Auch wenn es sich hier nur um jugendfreie Ausschnitte aus dem nach Rom gegangenen Visitationsbericht handelt, lassen sich daraus sehr gut Rückschlüsse auf das ziehen, was sich in jenen Jahren im Priesterseminar St. Pölten zugetragen hat.

Als Folge des Skandals musste das zuvor noch als enorm erfolgreiches und zugleich konservativstes katholisches Priesterseminar Europas gefeierte und von Papst Johannes Paul II. lobend erwähnte Haus geschlossen werden. Krenn wurde in seinem Bischofsamt durch den Visitator Klaus Küng abgelöst, der eine der beiden beschuldigten Seminarleiter wurde seines Amtes enthoben, und auch der andere erhielt »endgültig« Berufsverbot. Oder in der Sprache des katholischen Kirchenrechts, er wurde suspendiert.

Die Fördergemeinschaft von Theologisches beschloss darüber hinaus, dem betroffenen Autor ein Publikationsverbot für die Zeitschrift zu erteilen. So wertvoll seine Mitarbeit unter inhaltlichen Aspekten immer gewesen sei, als suspendierter Priester sei er unter keinen Umständen mehr als Autor tragbar.

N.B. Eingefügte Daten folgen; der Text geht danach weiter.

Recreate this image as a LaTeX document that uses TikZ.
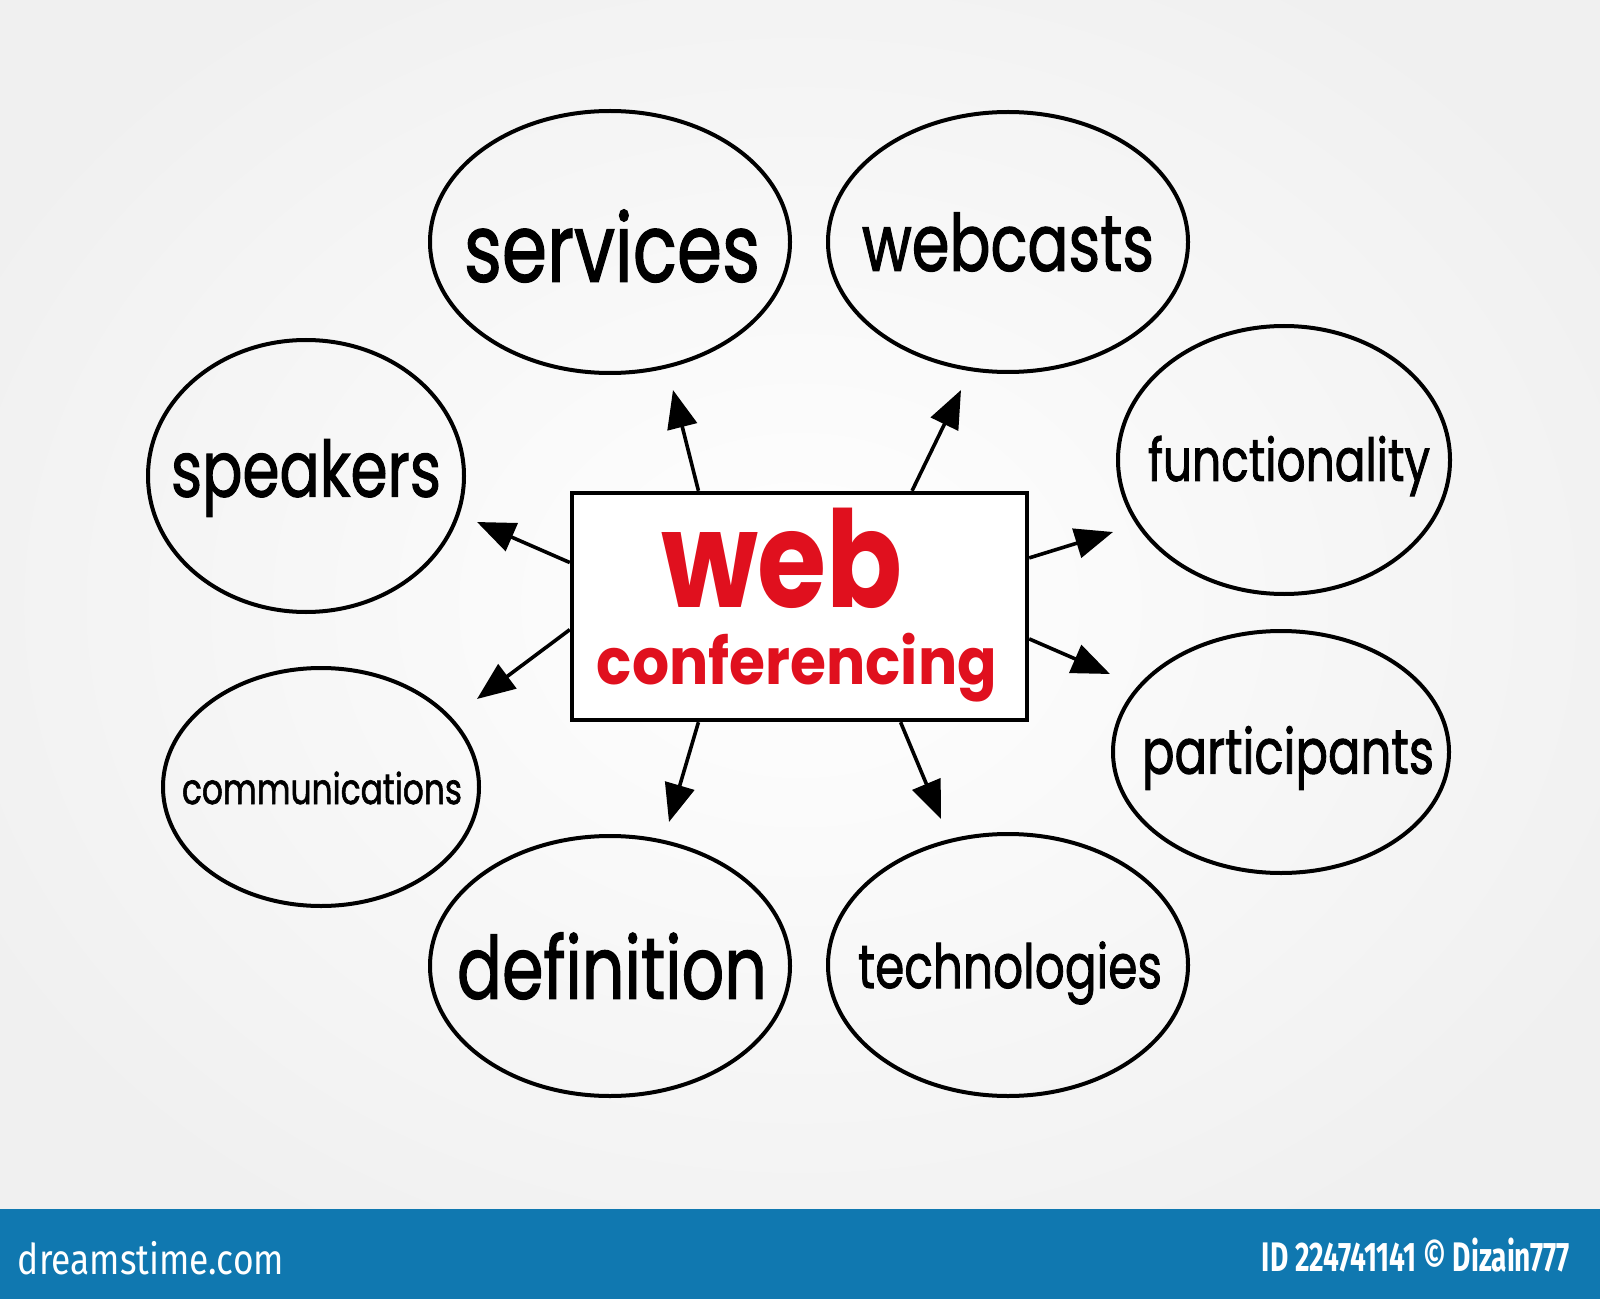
\documentclass[tikz,border=0pt]{standalone}
\usepackage{fontspec}
\setmainfont{Poppins}
\newfontfamily\handfont{Poppins}[FakeBold=1.6]
\newfontfamily\barfont{Fira Sans}
\usetikzlibrary{arrows.meta,calc,shapes.geometric}
\definecolor{wcred}{HTML}{E0101E}
\definecolor{barblue}{HTML}{1078B0}
\newcommand{\hand}[2]{\resizebox{#1pt}{!}{\scalebox{1}[1.3]{\handfont #2}}}
\newcommand{\handb}[3]{\resizebox{#1pt}{!}{\scalebox{1}[#2]{\bfseries #3}}}
\begin{document}
\begin{tikzpicture}[x=0.5pt,y=-0.5pt,
  bub/.style={draw, ellipse, line width=2pt, inner sep=0pt},
  lbl/.style={inner sep=0pt, text=black},
  conn/.style={line width=1.8pt, -{Triangle[length=19pt,width=15pt]}}]
\useasboundingbox (0,0) rectangle (1600,1299);
\fill[black!6] (0,0) rectangle (1600,1209);
\shade[inner color=white, outer color=black!6] (-150,-150) rectangle (1750,1360);
\fill[barblue] (0,1209) rectangle (1600,1299);
\node[lbl, text=white, anchor=center] (brand) at (151,1258) {\resizebox{133pt}{!}{\barfont\scalebox{1}[1.2]{dreamstime.com}}};
\node[lbl, text=white, anchor=center] (credit) at (1416,1255) {\resizebox{154pt}{!}{\barfont\bfseries\scalebox{0.85}[1.25]{ID 224741141 © Dizain777}}};
% bubbles
\node[bub, minimum width=180pt, minimum height=131pt] (services) at (610,242) {};
\node[bub, minimum width=180pt, minimum height=130pt] (webcasts) at (1008,242) {};
\node[bub, minimum width=166pt, minimum height=134pt] (functionality) at (1284,460) {};
\node[bub, minimum width=168pt, minimum height=121pt] (participants) at (1281,752) {};
\node[bub, minimum width=180pt, minimum height=131pt] (technologies) at (1008,965) {};
\node[bub, minimum width=180pt, minimum height=130pt] (definition) at (610,966) {};
\node[bub, minimum width=158pt, minimum height=119pt] (communications) at (321,787) {};
\node[bub, minimum width=158pt, minimum height=136pt] (speakers) at (306,476) {};
% labels
\node[lbl] (tservices) at (612,246) {\hand{148}{services}};
\node[lbl] (twebcasts) at (1008,242) {\hand{146}{webcasts}};
\node[lbl] (tfunctionality) at (1289,466) {\hand{141}{functionality}};
\node[lbl] (tparticipants) at (1288,758) {\hand{146}{participants}};
\node[lbl] (ttechnologies) at (1010,973) {\hand{152}{technologies}};
\node[lbl] (tdefinition) at (612,966) {\hand{155}{definition}};
\node[lbl] (tcommunications) at (322,788) {\hand{140}{communications}};
\node[lbl] (tspeakers) at (306,478) {\hand{135}{speakers}};
% central box
\node[draw, line width=2.2pt, fill=white, minimum width=227.5pt, minimum height=113.5pt, inner sep=0pt] (box) at (799.5,606.5) {};
\node[lbl, text=wcred] (tweb) at (782,558) {\handb{121}{1.2}{web}};
\node[lbl, text=wcred] (tconf) at (797,668) {\handb{200}{1.1}{conferencing}};
% arrow tips
\coordinate (aservices) at (673,390);
\coordinate (awebcasts) at (961,390);
\coordinate (aspeakers) at (477,522);
\coordinate (acomm) at (477,699);
\coordinate (afunc) at (1113,532);
\coordinate (apart) at (1110,674);
\coordinate (adef) at (669,822);
\coordinate (atech) at (941,819);
\draw[conn] ($(box.north west)!0.28!(box.north east)$) -- (aservices);
\draw[conn] ($(box.north west)!0.745!(box.north east)$) -- (awebcasts);
\draw[conn] ($(box.north west)!0.31!(box.south west)$) -- (aspeakers);
\draw[conn] ($(box.north west)!0.60!(box.south west)$) -- (acomm);
\draw[conn] ($(box.north east)!0.29!(box.south east)$) -- (afunc);
\draw[conn] ($(box.north east)!0.64!(box.south east)$) -- (apart);
\draw[conn] ($(box.south west)!0.28!(box.south east)$) -- (adef);
\draw[conn] ($(box.south west)!0.72!(box.south east)$) -- (atech);
\end{tikzpicture}
\end{document}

Federführend bei der Durchsetzung dieses Publikationsverbotes waren erwartungsgemäß aus dem Opus Dei stammende Mitglieder der Fördergemeinschaft. Ich enthielt mich damals bei der nicht geheimen Abstimmung der Stimme, weil ich der Überzeugung bin, dass man Inhaltliches von Persönlichem gerade in der Wissenschaft streng trennen sollte.